Dünya genelinde sulak alanlar hızla yok olma tehdidiyle karşı karşıya kalıyor. 1970 yılından bu yana, küresel sulak alanların yüzde 35’inin kaybedildiği tespit edildi. Bu durum, ekosistemler için büyük bir tehdit oluştururken, iklim değişikliğiyle mücadele, biyolojik çeşitliliğin korunması ve sürdürülebilir kalkınma hedeflerine ulaşma çabalarını da zora sokuyor. Dünya Çölleşme Günü kapsamında sunulan veriler, hem Türkiye hem de dünya genelinde alarm zillerini çalıyor. Birleşmiş Milletler tarafından yayımlanan son raporlar ise durumun ciddiyetini gözler önüne seriyor. Türkiye’de, toplamda 131 sulak alan koruma altına alınmış durumda. Bu alanların yüzde 59’u “ulusal önemi haiz sulak alan” olarak sınıflandırılırken, 58’i “mahalli önemi haiz sulak alan” olarak tanımlanmıştır. Söz konusu alanların toplam büyüklüğünün ise 1 milyon 186 bin 466 hektar olduğu kaydedilmektedir. Kaybedilen sulak alanların büyüklüğü, neredeyse üç Van Gölü veya iki Marmara Denizi’ne eşdeğer bir alanı temsil ediyor; bu gerileme hem ekolojik hem de sosyoekonomik ve iklimsel riskleri beraberinde getiriyor.
CANLI YAŞAMIN YÜZDE 40’I
2025 yılı itibarıyla Türkiye’deki sulak alanların durumu, çevresel sürdürülebilirlik açısından ciddi endişelere yol açarken, raporlarda “Son 50 yılda, ülke genelinde yaklaşık 1,3 milyon hektar sulak alan kaybedilmiş, bu da yaklaşık üç Van Gölü veya iki Marmara Denizi büyüklüğünde bir alanı ifade etmektedir” bilgisine yer veriliyor.

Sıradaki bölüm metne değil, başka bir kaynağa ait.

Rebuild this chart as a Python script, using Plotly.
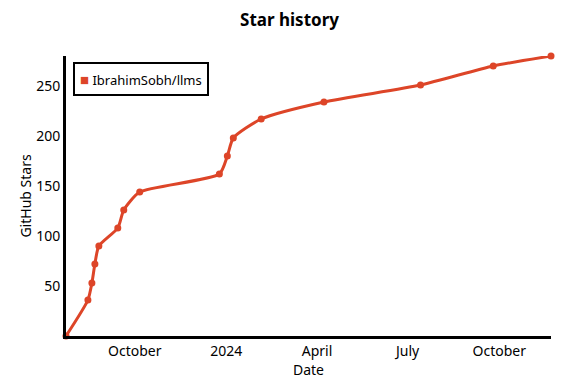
import plotly.graph_objects as go

dates = ["2023-07-24", "2023-08-15", "2023-08-19", "2023-08-22", "2023-08-26",
         "2023-09-14", "2023-09-20", "2023-10-06", "2023-12-25", "2024-01-02",
         "2024-01-08", "2024-02-05", "2024-04-08", "2024-07-14", "2024-09-25",
         "2024-11-22"]
stars = [0, 36, 53, 72, 90, 108, 126, 144, 162, 180, 198, 217, 234, 251, 270, 280]

tick_vals = ["2023-10-01", "2024-01-01", "2024-04-01", "2024-07-01", "2024-10-01"]
tick_text = ["October", "2024", "April", "July", "October"]
y_ticks = [50, 100, 150, 200, 250]

repo = "IbrahimSobh/llms"
color = "#dd4528"
font = "Noto Sans"

fig = go.Figure()
fig.add_trace(go.Scatter(
    x=dates, y=stars, mode="lines+markers", name=repo, showlegend=False,
    line=dict(color=color, width=3, shape="spline", smoothing=0.6),
    marker=dict(color=color, size=7, symbol="circle"), cliponaxis=False,
))

fig.add_annotation(
    xref="paper", yref="paper", x=0.014, y=0.98, xanchor="left", yanchor="top",
    text=f"<span style='color:{color};font-size:15px'>■</span> {repo}", showarrow=False,
    font=dict(size=13, family=font), align="left",
    bordercolor="black", borderwidth=2, borderpad=5, bgcolor="white",
)

fig.update_layout(
    width=579, height=379,
    margin=dict(l=66, r=28, t=56, b=43, autoexpand=False),
    paper_bgcolor="white", plot_bgcolor="white",
    font=dict(family=font, size=13, color="black"),
    title=dict(text="<b>Star history</b>", x=0.5, xanchor="center", y=0.947,
               yanchor="middle", font=dict(size=17, family=font)),
    showlegend=False,
    xaxis=dict(range=["2023-07-24", "2024-11-22"], showgrid=False,
               tickvals=tick_vals, ticktext=tick_text, ticks="",
               tickfont=dict(size=14), automargin=False,
               showline=True, linecolor="black", linewidth=3,
               title=dict(text="Date", font=dict(size=14)),
               zeroline=False),
    yaxis=dict(range=[0, 280], showgrid=False, tickvals=y_ticks, ticks="",
               tickfont=dict(size=14), automargin=True,
               showline=True, linecolor="black", linewidth=3,
               title=dict(text="GitHub Stars", standoff=2, font=dict(size=14)),
               zeroline=False),
)

fig.write_html("out.html")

Sulak alanlar, göller, nehirler, bataklıklar, turbalıklar, mangrov ormanları ve mercan resifleri gibi çeşitli ekosistemlerin dünya kara yüzeyinin yaklaşık yüzde 6’sını oluşturuyor ve tüm bitki ile hayvan türlerinin yüzde 40’ının bu alanlarda yaşadığı aktarılıyor.
BİR MİLYAR KİŞİ BAĞIMLI
Dünya genelinde bir milyardan fazla insan, geçim kaynakları için sulak alanlara bağımlı durumda. Bu ekosistemlerin, karbon yutakları olarak kritik bir rol oynadığı ifade ediliyor. Mangrov ormanlarının tropikal yağmur ormanlarından 55 kat daha hızlı karbon depolayabildiği ve turbalıkların kara üzerindeki tüm karbonun yüzde 30’unu depoladığı belirtiliyor.
AŞIRI KULLANIM
Pek çok kuruluşun raporlarında, sulak alanların hızla yok olmasının başlıca nedenleri arasında yanlış tarım uygulamaları, iklim değişikliği, şehirleşme ve su kaynaklarının aşırı kullanımı gösteriliyor. “Bu faktörler, suyun kalitesini düşürerek ve habitatları tahrip ederek sulak alanların ekolojik dengesini bozuyor” deniliyor.

BM DİKKAT ÇEKİYOR
Birleşmiş Milletler Genel Kurulu, sulak alanların önemine dikkat çekmek amacıyla “Dünya Sulak Alanlar Günü” ilan etti. BM önlemleri arasında sürdürülebilir tarım uygulamalarının teşvik edilmesi, su yönetiminin iyileştirilmesi ve sulak alanların yasal koruma altına alınması yer alıyor. Ayrıca, toplumun sulak alanların değeri konusunda bilinçlendirilmesi ve bu alanların ekosistem hizmetlerinin tanıtılması da büyük önem taşıyor. Sulak alanların korunması, yalnızca biyoçeşitliliğin sürdürülmesi için değil, aynı zamanda iklim değişikliğiyle mücadele ve insan sağlığı için de hayati bir konu olarak öne çıkıyor.